India runs the risk of growing old before it grows rich, and has a 10-year window to grow really fast, put in place the institutions required to sustain growth before the demographic dividend begins to dissipate. Economist Rathin Roy shook things up in May: he said India runs the risk of getting caught in the middleincome trap, of growth losing momentum because of its narrow social base, resulting in capping per-capita incomes at $12,000. That was before the first quarter growth turned out to be a measly 5%.
The economic news since has been uniformly dismal and few analysts now expect growth this fiscal to be even close to 6%. Credit has not been flowing to the commercial sector and investment stubbornly stays well below 30% of GDP. There are layoffs, suspended production at plants and discounts galore.

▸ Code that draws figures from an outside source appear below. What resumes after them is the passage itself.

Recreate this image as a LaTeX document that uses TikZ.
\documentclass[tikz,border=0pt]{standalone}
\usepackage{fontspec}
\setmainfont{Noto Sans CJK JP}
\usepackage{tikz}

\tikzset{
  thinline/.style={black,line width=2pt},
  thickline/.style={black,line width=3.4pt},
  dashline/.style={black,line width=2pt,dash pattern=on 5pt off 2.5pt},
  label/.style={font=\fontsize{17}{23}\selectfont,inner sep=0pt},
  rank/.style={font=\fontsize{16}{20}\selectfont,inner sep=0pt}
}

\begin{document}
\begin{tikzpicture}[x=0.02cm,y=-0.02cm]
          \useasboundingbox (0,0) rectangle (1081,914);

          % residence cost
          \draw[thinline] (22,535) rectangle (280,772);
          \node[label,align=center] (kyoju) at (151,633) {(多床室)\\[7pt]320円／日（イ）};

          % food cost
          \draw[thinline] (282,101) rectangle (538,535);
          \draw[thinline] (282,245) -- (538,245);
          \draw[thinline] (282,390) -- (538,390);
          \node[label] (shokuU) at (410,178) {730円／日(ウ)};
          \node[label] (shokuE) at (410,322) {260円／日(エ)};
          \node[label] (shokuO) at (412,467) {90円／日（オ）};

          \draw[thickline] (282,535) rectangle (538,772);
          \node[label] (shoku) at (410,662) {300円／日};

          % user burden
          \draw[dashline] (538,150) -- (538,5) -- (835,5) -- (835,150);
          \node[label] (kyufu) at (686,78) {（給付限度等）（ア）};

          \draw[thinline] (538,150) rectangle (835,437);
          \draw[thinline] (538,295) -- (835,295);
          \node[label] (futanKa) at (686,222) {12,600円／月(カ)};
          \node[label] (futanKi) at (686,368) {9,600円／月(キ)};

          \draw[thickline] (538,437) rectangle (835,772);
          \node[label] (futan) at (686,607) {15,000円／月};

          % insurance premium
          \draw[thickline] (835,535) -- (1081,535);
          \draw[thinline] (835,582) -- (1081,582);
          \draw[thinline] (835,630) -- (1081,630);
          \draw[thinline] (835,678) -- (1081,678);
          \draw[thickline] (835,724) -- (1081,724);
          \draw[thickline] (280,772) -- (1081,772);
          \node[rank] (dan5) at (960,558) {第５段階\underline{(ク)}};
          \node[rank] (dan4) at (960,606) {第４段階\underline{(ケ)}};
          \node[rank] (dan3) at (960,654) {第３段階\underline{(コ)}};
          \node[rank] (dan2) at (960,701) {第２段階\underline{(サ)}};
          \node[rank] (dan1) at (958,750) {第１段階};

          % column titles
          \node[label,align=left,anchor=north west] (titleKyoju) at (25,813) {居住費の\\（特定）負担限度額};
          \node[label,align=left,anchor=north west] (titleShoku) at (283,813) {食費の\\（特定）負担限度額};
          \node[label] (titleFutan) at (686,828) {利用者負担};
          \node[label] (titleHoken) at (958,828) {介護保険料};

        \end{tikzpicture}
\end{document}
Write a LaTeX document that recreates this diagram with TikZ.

Demographic transition entails a stage in which the birth rate falls and, even though the death rate also falls, the proportion of the young and the old — who do not produce incomes and depend, directly or through government transfers, on the earnings of the working population — is small in relation to the share of the working population. This bulge in the working-age population will raise overall output, even with stagnant output per worker.
Since workers can afford to save more, because they have to support fewer dependents, the economy would have a larger volume of savings at its disposal to sustain larger rates of investment. This would boost growth further. A third component of this so-called demographic dividend is the addition to the workforce of women, previously inhibited from working.
To Grow Rich Later…
As the years go by, productive workers would turn old and roll out of the workforce, smaller cohorts — birth rates had fallen — would take their place to generate the earnings to feed themselves and the growing dependent population, constituted mostly by the non-working elderly.
The government recently told Parliament that by 2050, there would be 34 crore people over 60 years of age, about a fifth of the population. The population in the age group 20-59 is expected to peak by 2041, reaching 59%. But this does not mean that India can afford to dawdle in the present and pick up pace in a decade or so.
The nature of manufacturing and services is changing. Many traditional low-skilled jobs are disappearing. Many jobs considered skilled, such as in the auto-component industry, would disappear, thanks to technological change, such as displacement of the internal combustion engine by electric motors.
Before this change takes root, India has to equip its young to keep learning throughout their lives and arrange for perpetual retraining. This calls for a huge increase in resources and governance capacity now. The demographic dividend materialises when the economy’s institutions generate jobs for those seeking work.
In the absence of education, people would find it difficult to get skilled. In the absence of skills, young people would not get jobs. Their energies would be wasted and, worse, channelled into drugs, crime, lynch mobs and sectarian strife. Sounds familiar?
India Must Grow Fast Now
The government has come out with some policy measures: tax cuts for business and a financing package for real estate. Aligning India’s tax rates with those of Asian competitors is good policy in general, but will do little to boost investment or demand. And stalled real estate calls for massive buyouts leading to swift completion of the projects, rather than offer of some finance to crippled project developers.
Public sector banks have been merged, banking reform promised and followed up with an order to organise loan melas, presumably to boost demand. These will address short-term factors, not structural ones.
India needs a vibrant market for corporate debt and universal financial inclusion. Agriculture must reconfigure to align crops with the agroclimatic zones most suited for them and attain globally competitive levels of efficiency, tested by global trade. Incentives that misalign crops with suitable regions or induce excess production, as with rice, wheat and sugar, must go.
The power sector must become viable by users paying realistic user charges. This calls for political courage. Industry must make profits from doing efficient business, not diversion of funds from project costs.
This calls for reform of political funding, to make it transparent and accountable, so that politicians no longer dependent on covert funding by industry can regulate their working. India must invest in public health, public education and public housing. And spend at least 2% of GDP on defence, and spend it well, to maintain strategic autonomy. Fiscal capacity has to go up, with diligent tracking of GST audit trails.
And all these must happen now. Time lost in blame games will irredeemably undermine future prosperity.